Nous sommes tous désemparés par l’évolution de ces mouvements, par les risques physiques qui les accompagnent pour les élèves. Nous sommes attachés au droit de manifester et comprenons qu’il soit légitime que ces jeunes citoyens défendent leur avenir. Mais nous avons peur, aussi de l’escalade, et d’un drame éventuel qui l’accompagnerait. Le recteur de Paris, en tweetant son sentiment sur l’incident de Paul Bert dès qu’il en a eu connaissance, a peut-être – ou  pas - voulu l’utiliser pour faire bouger des lignes. Cela m’a contrarié sur le moment, car j’ai eu tous les médias entre les pattes, souvent très intrusifs (j’ai trouvé France 2 déjà dans mon bureau, sans y avoir été autorisés, au retour des toilettes !). Finalement, je trouve ça bien, car cela va permettre de réunir autour d’une table, dès lundi matin, les acteurs concernés : personnels de direction et autorités de l’éducation nationale, élus, représentants du préfet etc.

Et puis en quoi est-ce une intox ? Je m’en tire avec pas grand-chose et tant mieux, quoi que l’on suggère ! Mais l’acte lui-même porte une charge symbolique forte. Des jeunes gens s’attaquent d’abord aux bâtiments où nous les accueillons à fin d’éducation. Aujourd’hui, à une personne qui incarne ce projet éducatif. Même si je refuse de  dramatiser, je trouve ça grave, et je regrette que l’on considère la démarche de l’académie comme de l’intox, et tout autant que l’on utilise des propos tronqués de ma part pour la démonter.

C’est pour moi une forme de manipulation, d’autant que je n’ai pas eu l’occasion de m’exprimer auprès de Libération qui a donc écrit cet article "hors sol". Et aussi un soupçon d’inquiétude, car ce n’est pas, à mon sens, un travail de journaliste.

Maintenant, je redescends sur terre.
J'ai compris pourquoi certaines personnes avaient besoin d'un attaché de presse : près de 300 mails (dont la moitié de parents d'élèves), pression des médias, propos plus ou moins fantaisistes : il me faudrait une semaine à plein temps pour gérer ces "éléments de com".
Par bonheur, un clou chasse l'autre, et demain, la vie va reprendre son cours normal.
Ceci dit, je me suis amusé comme un petit fou. Mon  téléphone n'a pas arrêté de sonner, et de "grandes personnes" m'ont appelé, à chaque fois pendant 10 ou 15 mn. Najat Vallaud Belkacem, Anne Hidalgo, Valérie Pécresse, deux députés, et j'en passe.

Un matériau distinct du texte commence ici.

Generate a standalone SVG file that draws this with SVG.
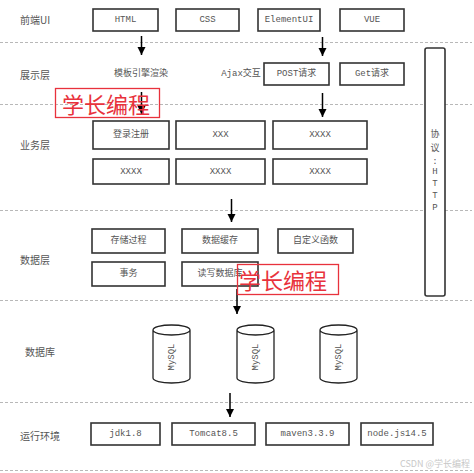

Merci encore à vous tous. Chacun de vos message a renforcé ma fierté d'appartenir à cette association et de contribuer modestement à la publication de la revue, a renforcé ma conviction que le temps que j'y consacre (pas assez, comme tout le monde) en valait la peine.

Et désolé, Jean-Charles, de ne pas avoir eu la présence d'esprit d'arborer le logo des Cahiers Pédagogiques. L'aurais-je fait si j'y avais seulement pensé. Je n'en suis pas sûr, et voilà qui va me donner à réfléchir dans les jours qui viennent.